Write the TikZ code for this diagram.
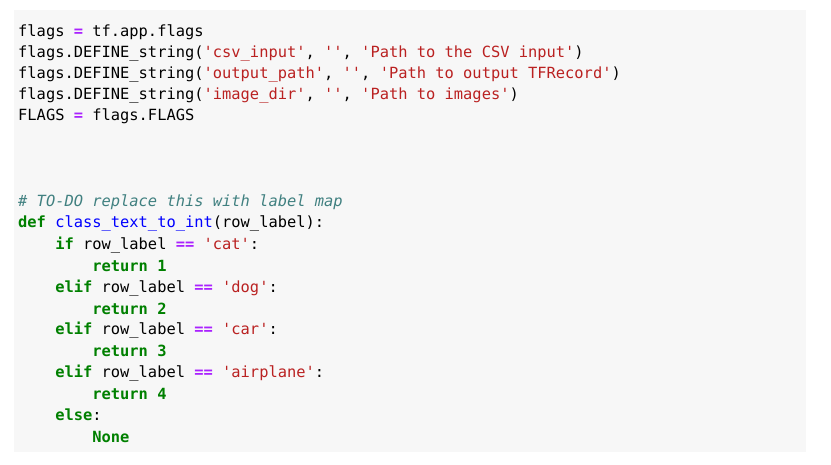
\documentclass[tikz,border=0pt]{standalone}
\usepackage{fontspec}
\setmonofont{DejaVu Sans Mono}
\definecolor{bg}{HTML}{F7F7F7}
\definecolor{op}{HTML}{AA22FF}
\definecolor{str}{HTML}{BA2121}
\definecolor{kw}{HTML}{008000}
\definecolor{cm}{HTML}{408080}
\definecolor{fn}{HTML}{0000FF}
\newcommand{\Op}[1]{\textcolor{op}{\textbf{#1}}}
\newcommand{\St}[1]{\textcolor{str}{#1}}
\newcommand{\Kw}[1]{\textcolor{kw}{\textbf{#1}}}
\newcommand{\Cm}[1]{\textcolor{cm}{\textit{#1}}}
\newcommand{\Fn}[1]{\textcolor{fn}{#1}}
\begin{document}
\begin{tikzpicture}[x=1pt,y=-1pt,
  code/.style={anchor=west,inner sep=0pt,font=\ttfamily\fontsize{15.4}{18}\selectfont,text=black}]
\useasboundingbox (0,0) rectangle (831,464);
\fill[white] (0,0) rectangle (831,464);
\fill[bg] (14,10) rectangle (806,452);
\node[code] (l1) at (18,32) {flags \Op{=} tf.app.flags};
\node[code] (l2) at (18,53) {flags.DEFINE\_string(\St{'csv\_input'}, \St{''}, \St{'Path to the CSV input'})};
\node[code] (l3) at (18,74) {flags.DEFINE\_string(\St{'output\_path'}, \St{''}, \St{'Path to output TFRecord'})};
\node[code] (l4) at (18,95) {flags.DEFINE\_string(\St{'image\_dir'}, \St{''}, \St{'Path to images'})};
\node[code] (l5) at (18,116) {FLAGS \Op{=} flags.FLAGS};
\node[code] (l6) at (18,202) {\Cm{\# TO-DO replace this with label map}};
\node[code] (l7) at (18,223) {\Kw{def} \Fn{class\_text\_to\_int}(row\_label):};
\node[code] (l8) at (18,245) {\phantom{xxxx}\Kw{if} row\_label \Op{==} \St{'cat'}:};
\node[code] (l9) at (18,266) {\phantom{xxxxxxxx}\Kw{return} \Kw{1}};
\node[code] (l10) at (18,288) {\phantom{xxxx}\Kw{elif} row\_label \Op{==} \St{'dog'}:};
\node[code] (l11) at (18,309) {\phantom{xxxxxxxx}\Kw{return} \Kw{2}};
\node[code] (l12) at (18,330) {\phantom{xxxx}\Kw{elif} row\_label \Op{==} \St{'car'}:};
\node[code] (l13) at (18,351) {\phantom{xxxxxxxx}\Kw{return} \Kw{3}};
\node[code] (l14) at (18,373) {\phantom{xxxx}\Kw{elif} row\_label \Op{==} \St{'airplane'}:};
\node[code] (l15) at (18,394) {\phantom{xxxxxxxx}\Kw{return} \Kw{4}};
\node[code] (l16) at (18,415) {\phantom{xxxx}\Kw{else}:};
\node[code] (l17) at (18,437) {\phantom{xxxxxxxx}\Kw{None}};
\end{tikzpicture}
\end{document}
* * *
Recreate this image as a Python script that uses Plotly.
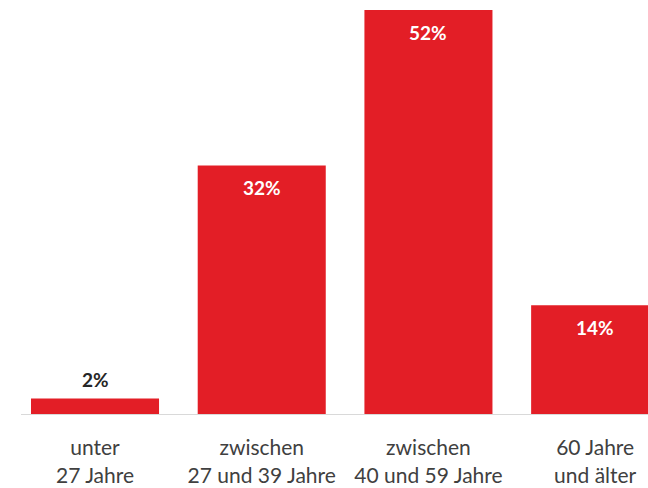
...
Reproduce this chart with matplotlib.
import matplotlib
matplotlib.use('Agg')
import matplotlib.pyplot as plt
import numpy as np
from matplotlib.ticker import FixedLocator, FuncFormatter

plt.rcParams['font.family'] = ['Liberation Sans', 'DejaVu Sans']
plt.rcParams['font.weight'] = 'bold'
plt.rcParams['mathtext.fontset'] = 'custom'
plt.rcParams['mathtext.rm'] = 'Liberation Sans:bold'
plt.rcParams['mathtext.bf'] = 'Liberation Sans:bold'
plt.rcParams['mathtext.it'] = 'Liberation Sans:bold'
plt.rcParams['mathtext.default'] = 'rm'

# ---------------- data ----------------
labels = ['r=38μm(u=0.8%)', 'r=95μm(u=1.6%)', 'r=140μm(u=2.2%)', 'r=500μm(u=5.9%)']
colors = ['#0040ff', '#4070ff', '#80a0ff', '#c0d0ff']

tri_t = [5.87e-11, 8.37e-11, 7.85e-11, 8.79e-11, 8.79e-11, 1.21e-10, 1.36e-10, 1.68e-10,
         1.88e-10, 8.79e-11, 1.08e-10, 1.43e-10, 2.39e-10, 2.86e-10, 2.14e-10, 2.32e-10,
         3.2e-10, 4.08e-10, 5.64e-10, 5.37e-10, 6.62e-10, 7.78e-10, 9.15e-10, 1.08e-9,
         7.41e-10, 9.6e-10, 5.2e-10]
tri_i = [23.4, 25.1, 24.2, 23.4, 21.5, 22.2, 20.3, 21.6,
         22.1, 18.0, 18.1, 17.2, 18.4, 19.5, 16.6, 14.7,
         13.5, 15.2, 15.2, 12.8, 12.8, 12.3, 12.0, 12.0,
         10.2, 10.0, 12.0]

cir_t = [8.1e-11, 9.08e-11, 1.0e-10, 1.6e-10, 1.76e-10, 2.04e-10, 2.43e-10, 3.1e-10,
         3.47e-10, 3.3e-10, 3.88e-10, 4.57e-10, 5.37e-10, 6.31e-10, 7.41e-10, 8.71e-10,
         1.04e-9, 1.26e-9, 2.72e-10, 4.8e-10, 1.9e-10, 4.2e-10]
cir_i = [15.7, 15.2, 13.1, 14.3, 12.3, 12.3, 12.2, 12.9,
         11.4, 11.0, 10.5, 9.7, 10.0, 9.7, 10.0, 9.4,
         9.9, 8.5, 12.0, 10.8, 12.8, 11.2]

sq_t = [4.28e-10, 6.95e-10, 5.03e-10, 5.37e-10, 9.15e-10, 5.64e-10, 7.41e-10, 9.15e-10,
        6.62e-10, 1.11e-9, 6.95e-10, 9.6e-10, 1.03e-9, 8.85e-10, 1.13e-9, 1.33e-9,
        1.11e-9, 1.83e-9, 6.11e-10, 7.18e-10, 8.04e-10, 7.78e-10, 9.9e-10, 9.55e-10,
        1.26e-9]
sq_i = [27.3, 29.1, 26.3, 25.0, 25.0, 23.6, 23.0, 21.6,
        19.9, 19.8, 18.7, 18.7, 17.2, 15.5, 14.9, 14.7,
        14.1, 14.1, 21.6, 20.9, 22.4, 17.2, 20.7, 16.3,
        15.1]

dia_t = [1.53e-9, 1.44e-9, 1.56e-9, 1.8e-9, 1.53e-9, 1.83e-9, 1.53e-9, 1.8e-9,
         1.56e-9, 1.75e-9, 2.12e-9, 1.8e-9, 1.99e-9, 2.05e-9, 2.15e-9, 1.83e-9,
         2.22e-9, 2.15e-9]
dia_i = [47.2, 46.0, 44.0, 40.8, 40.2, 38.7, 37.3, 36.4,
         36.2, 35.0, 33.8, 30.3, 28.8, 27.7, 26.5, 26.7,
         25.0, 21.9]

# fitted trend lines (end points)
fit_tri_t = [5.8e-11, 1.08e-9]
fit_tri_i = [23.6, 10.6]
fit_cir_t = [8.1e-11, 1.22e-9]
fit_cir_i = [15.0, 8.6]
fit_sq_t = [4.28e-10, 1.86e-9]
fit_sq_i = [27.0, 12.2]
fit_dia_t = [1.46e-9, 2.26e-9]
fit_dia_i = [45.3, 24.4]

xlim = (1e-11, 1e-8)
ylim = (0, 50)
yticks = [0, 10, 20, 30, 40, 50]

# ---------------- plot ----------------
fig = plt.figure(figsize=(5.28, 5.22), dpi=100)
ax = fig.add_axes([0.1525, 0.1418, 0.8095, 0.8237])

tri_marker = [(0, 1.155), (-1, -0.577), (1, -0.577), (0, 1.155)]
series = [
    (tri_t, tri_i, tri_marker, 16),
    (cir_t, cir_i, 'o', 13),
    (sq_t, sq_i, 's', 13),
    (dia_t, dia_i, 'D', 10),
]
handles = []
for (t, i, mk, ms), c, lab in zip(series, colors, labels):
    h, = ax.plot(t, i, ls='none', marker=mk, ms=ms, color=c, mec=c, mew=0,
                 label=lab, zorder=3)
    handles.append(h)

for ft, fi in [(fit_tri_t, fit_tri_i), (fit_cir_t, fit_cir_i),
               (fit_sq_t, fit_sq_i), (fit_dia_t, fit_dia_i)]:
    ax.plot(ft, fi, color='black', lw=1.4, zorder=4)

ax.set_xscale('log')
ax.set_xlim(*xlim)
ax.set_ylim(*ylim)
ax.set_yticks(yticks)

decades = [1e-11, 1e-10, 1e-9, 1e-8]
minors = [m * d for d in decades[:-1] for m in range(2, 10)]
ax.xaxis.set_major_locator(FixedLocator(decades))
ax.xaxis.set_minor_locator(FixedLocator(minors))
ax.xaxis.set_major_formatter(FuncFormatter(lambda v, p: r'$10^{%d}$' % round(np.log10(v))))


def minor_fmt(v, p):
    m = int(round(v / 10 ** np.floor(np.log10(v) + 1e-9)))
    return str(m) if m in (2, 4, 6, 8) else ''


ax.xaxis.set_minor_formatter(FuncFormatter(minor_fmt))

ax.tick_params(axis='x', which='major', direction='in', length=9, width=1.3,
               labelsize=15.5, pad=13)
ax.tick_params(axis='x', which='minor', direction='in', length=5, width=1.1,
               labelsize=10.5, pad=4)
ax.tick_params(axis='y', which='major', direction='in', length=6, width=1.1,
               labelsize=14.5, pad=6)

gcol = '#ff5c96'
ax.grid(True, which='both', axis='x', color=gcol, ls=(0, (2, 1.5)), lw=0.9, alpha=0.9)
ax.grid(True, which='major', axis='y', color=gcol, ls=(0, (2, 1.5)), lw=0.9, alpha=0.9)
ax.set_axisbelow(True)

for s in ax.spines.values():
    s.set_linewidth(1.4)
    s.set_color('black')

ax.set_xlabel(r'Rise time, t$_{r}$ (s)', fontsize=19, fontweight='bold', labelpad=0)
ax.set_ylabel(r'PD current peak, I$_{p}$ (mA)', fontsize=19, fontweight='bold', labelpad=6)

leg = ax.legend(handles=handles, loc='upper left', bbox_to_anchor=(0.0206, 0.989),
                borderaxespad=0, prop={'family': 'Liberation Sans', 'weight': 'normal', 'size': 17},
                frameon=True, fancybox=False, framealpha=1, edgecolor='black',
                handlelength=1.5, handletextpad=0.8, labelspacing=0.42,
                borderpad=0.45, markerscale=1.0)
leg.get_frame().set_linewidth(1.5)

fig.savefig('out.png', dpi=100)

WORK TO BE COMPLETED ▸
Provide an exact reproduction of only those lines that start at the line containing "Reproduce this chart with matplotlib." and end at the line containing "10.2, 10.0, 12.0]", inclusive.

ANSWER TO THIS TASK ▸
Reproduce this chart with matplotlib.
import matplotlib
matplotlib.use('Agg')
import matplotlib.pyplot as plt
import numpy as np
from matplotlib.ticker import FixedLocator, FuncFormatter

plt.rcParams['font.family'] = ['Liberation Sans', 'DejaVu Sans']
plt.rcParams['font.weight'] = 'bold'
plt.rcParams['mathtext.fontset'] = 'custom'
plt.rcParams['mathtext.rm'] = 'Liberation Sans:bold'
plt.rcParams['mathtext.bf'] = 'Liberation Sans:bold'
plt.rcParams['mathtext.it'] = 'Liberation Sans:bold'
plt.rcParams['mathtext.default'] = 'rm'

# ---------------- data ----------------
labels = ['r=38μm(u=0.8%)', 'r=95μm(u=1.6%)', 'r=140μm(u=2.2%)', 'r=500μm(u=5.9%)']
colors = ['#0040ff', '#4070ff', '#80a0ff', '#c0d0ff']

tri_t = [5.87e-11, 8.37e-11, 7.85e-11, 8.79e-11, 8.79e-11, 1.21e-10, 1.36e-10, 1.68e-10,
         1.88e-10, 8.79e-11, 1.08e-10, 1.43e-10, 2.39e-10, 2.86e-10, 2.14e-10, 2.32e-10,
         3.2e-10, 4.08e-10, 5.64e-10, 5.37e-10, 6.62e-10, 7.78e-10, 9.15e-10, 1.08e-9,
         7.41e-10, 9.6e-10, 5.2e-10]
tri_i = [23.4, 25.1, 24.2, 23.4, 21.5, 22.2, 20.3, 21.6,
         22.1, 18.0, 18.1, 17.2, 18.4, 19.5, 16.6, 14.7,
         13.5, 15.2, 15.2, 12.8, 12.8, 12.3, 12.0, 12.0,
         10.2, 10.0, 12.0]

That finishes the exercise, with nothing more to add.